Many items on the list, though, are jokes, woeful understatements of the mess her life has become. "I provide bed and breakfast" is the droll title of the chapter about the day the man, who now terrifies her, refuses to leave her bed.

Happy to report: This book is funny. In its treatment of sexual obsession it is reminiscent of Rod Liddle's darkly comic short-story collection Too Beautiful for You, but it doesn't splash out with as much hilarity and showmanship. The mood here is bleaker, quieter, though it is buoyed by humor and an occasional nice, human moment. On a visit to her parents she walks into the garden with her father.

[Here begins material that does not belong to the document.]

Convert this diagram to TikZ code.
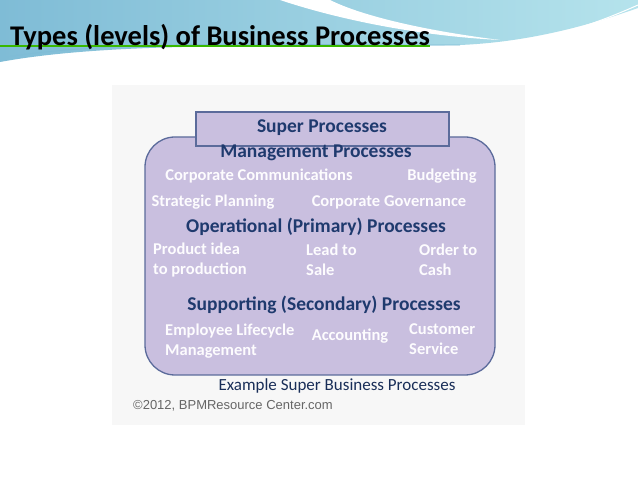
\documentclass[tikz,border=0pt]{standalone}
\usepackage{fontspec}
\setmainfont{Carlito}
\newfontfamily\arialf{Liberation Sans}
\definecolor{lav}{HTML}{C9BFDF}
\definecolor{edge}{HTML}{5B6B9B}
\definecolor{dblue}{HTML}{1F3A6E}
\definecolor{sky}{HTML}{7FBCD6}
\definecolor{sky2}{HTML}{B5E3EC}
\tikzset{
  head/.style={font=\bfseries\fontsize{19.5}{22}\selectfont, text=dblue},
  item/.style={font=\bfseries\fontsize{16.5}{20}\selectfont, text=white!96!lav, align=left, inner sep=0},
  box/.style={draw=edge, line width=1.3pt, fill=lav}
}
\begin{document}
\begin{tikzpicture}[x=1pt,y=-1pt]
\useasboundingbox (0,0) rectangle (638,478);
\fill[white] (0,0) rectangle (638,478);
% banner
\shade[left color=sky, right color=sky2] (0,0) -- (638,0) -- (638,8) .. controls (590,25) and (530,42) .. (460,45) .. controls (300,48) and (120,40) .. (0,62) -- cycle;
\fill[white] (280,0) .. controls (340,20) and (420,36) .. (500,40) .. controls (420,30) and (360,15) .. (330,0) -- cycle;
\draw[white, line width=1pt] (0,70) .. controls (120,45) and (300,52) .. (470,48) .. controls (540,45) and (600,22) .. (638,5);
\draw[sky, line width=0.8pt] (0,58) .. controls (120,38) and (300,46) .. (460,45);
\draw[green!60!black!70!lime, line width=2pt] (0,46) -- (430,46);
\node[anchor=west, font=\bfseries\fontsize{28.5}{30}\selectfont, inner sep=0] (title) at (10,37) {Types (levels) of Business Processes};
% panel
\fill[gray!6] (112,85) rectangle (525,425);
\draw[box, rounded corners=30pt] (145,137) rectangle (495,375);
\node[box, minimum width=253pt, minimum height=34pt, inner sep=0] (sp) at (322.5,129) {};
\node[head] (t1) at (322,128) {Super Processes};
\node[head] (t2) at (316,153) {Management Processes};
\node[item] (a1) at (259,176) {Corporate Communications};
\node[item] (a2) at (442,176) {Budgeting};
\node[item] (a3) at (213,202) {Strategic Planning};
\node[item] (a4) at (389,202) {Corporate Governance};
\node[head] (t3) at (316,227) {Operational (Primary) Processes};
\node[item, anchor=west] (b1) at (153,260) {Product idea\\to production};
\node[item, anchor=west] (b2) at (306,260) {Lead to\\Sale};
\node[item, anchor=west] (b3) at (419,260) {Order to\\Cash};
\node[head] (t4) at (324,305) {Supporting (Secondary) Processes};
\node[item, anchor=west] (c1) at (165,341) {Employee Lifecycle\\Management};
\node[item] (c2) at (350,336) {Accounting};
\node[item, anchor=west] (c3) at (409,339) {Customer\\Service};
\node[font=\fontsize{17}{20}\selectfont, text=dblue!80!black] (cap) at (337,386) {Example Super Business Processes};
\node[font=\arialf\fontsize{13}{15}\selectfont, text=gray!80!black, anchor=west, inner sep=0] (copy) at (133,406) {©2012, BPMResource Center.com};
\end{tikzpicture}
\end{document}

We sat on a garden bench and I ran my fingers through the swaying plant. I told my dad it felt like ropy, damp hair. Almost like a mermaid's. He had a feel. You're right, it does, he said. I could always tell my father things like that, when we were on our own.

In this way Davies, a British writer whose debut short-story collection won the 2009 Wales Book of the Year Award, situates the story in an interesting space between dreamily fantastic and wholly realistic.

Since her story is anchored with all the weight of real life - a job she could lose if she doesn't get it together, fretful aging parents, ordinary trips to the grocery store - the cinematically outrageous things she does with this man actually feel quite possible. And that might be the scariest idea of all.